Starting with the first line of the listing, quote each line exactly until and including the one with "0.698, 0.699, 0.7, 0.7]", leaving pictures out.
Start of Stored data
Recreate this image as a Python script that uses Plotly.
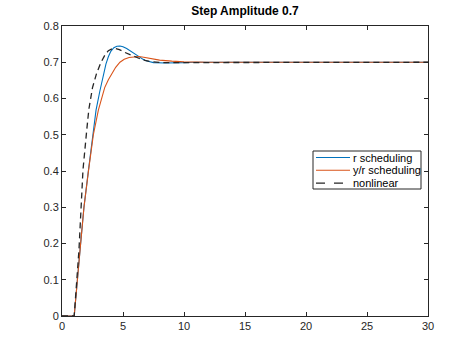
import plotly.graph_objects as go

# time points and series values
t_r = [0, 1, 1.5, 1.8, 2.18, 2.57, 2.79, 3.1, 3.4, 3.6, 3.8, 4.0, 4.25, 4.5, 4.75, 5.0, 5.3, 5.7, 6.0, 6.25, 6.6, 6.9, 7.5, 8.5, 10, 11, 30]
y_r = [0, 0, 0.19, 0.3, 0.405, 0.51, 0.568, 0.62, 0.665, 0.695, 0.715, 0.73, 0.74, 0.744, 0.745, 0.743, 0.738, 0.73, 0.723, 0.717, 0.709, 0.704, 0.699, 0.698, 0.699, 0.7, 0.7]

t_yr = [0, 1, 1.5, 1.8, 2.18, 2.57, 2.98, 3.25, 3.5, 3.8, 4.07, 4.4, 4.75, 5.1, 5.5, 5.9, 6.3, 6.7, 7.0, 7.5, 8.0, 9.0, 10, 12, 30]
y_yr = [0, 0, 0.19, 0.3, 0.403, 0.5, 0.568, 0.603, 0.63, 0.652, 0.668, 0.686, 0.70, 0.708, 0.713, 0.715, 0.716, 0.714, 0.712, 0.709, 0.706, 0.703, 0.701, 0.7, 0.7]

t_nl = [0, 1, 1.39, 1.72, 2.02, 2.2, 2.5, 2.84, 3.2, 3.52, 3.8, 4.1, 4.4, 4.7, 5.16, 5.7, 6.3, 6.8, 7.2, 8.3, 9.5, 11, 30]
y_nl = [0, 0, 0.182, 0.403, 0.51, 0.57, 0.63, 0.67, 0.70, 0.72, 0.732, 0.737, 0.738, 0.735, 0.727, 0.719, 0.711, 0.705, 0.702, 0.699, 0.699, 0.7, 0.7]

x_ticks = [0, 5, 10, 15, 20, 25, 30]
y_ticks = [0, 0.1, 0.2, 0.3, 0.4, 0.5, 0.6, 0.7, 0.8]

names = ["r scheduling", "y/r scheduling", "nonlinear"]
colors = ["#0072BD", "#D95319", "#262626"]
widths = [1.1, 1.1, 1.3]
dashes = ["solid", "solid", "6px,4px"]

fig = go.Figure()
for tx, ty, nm, c, w, d in zip([t_r, t_yr, t_nl], [y_r, y_yr, y_nl], names, colors, widths, dashes):
    fig.add_trace(go.Scatter(x=tx, y=ty, mode="lines", name=nm, showlegend=False,
                             line=dict(color=c, width=w, dash=d)))

axis_common = dict(showline=True, linecolor="#262626", linewidth=1, mirror="ticks",
                   ticks="inside", ticklen=4, tickcolor="#262626", showgrid=False,
                   zeroline=False, tickfont=dict(family="Liberation Sans, Arial", size=11, color="#262626"))

fig.update_xaxes(range=[0, 30], tickvals=x_ticks, **axis_common)
fig.update_yaxes(range=[0, 0.8], tickvals=y_ticks, **axis_common)

# custom MATLAB-like compact legend (pixel layout -> paper coords)
L, R, T, B = 62, 428, 26, 316
def px(xp):
    return (xp - L) / (R - L)
def py(yp):
    return (B - yp) / (B - T)

shapes = [dict(type="rect", xref="paper", yref="paper", x0=px(313), x1=px(421), y0=py(189), y1=py(151),
               line=dict(color="#262626", width=1), fillcolor="white", layer="above")]
annotations = []
for i, (nm, c, w, d) in enumerate(zip(names, colors, widths, dashes)):
    yy = 157.5 + 12.8 * i
    shapes.append(dict(type="line", xref="paper", yref="paper", x0=px(316), x1=px(350), y0=py(yy), y1=py(yy),
                       line=dict(color=c, width=w, dash=("dash" if d != "solid" else "solid")), layer="above"))
    annotations.append(dict(xref="paper", yref="paper", x=px(351), y=py(yy), text=nm, showarrow=False,
                            xanchor="left", yanchor="middle",
                            font=dict(family="Liberation Sans, Arial", size=11, color="#000000")))

fig.update_layout(
    width=474, height=355,
    margin=dict(l=62, r=46, t=26, b=39),
    paper_bgcolor="white", plot_bgcolor="white",
    title=dict(text="<b>Step Amplitude 0.7</b>", x=(62 + 428) / 2 / 474, xanchor="center",
               y=1 - 11 / 355, yanchor="middle",
               font=dict(family="Liberation Sans, Arial", size=12, color="#000000")),
    shapes=shapes, annotations=annotations,
    showlegend=False,
)

fig.write_html("out.html")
End of Stored data
The result
Recreate this image as a Python script that uses Plotly.
import plotly.graph_objects as go

# time points and series values
t_r = [0, 1, 1.5, 1.8, 2.18, 2.57, 2.79, 3.1, 3.4, 3.6, 3.8, 4.0, 4.25, 4.5, 4.75, 5.0, 5.3, 5.7, 6.0, 6.25, 6.6, 6.9, 7.5, 8.5, 10, 11, 30]
y_r = [0, 0, 0.19, 0.3, 0.405, 0.51, 0.568, 0.62, 0.665, 0.695, 0.715, 0.73, 0.74, 0.744, 0.745, 0.743, 0.738, 0.73, 0.723, 0.717, 0.709, 0.704, 0.699, 0.698, 0.699, 0.7, 0.7]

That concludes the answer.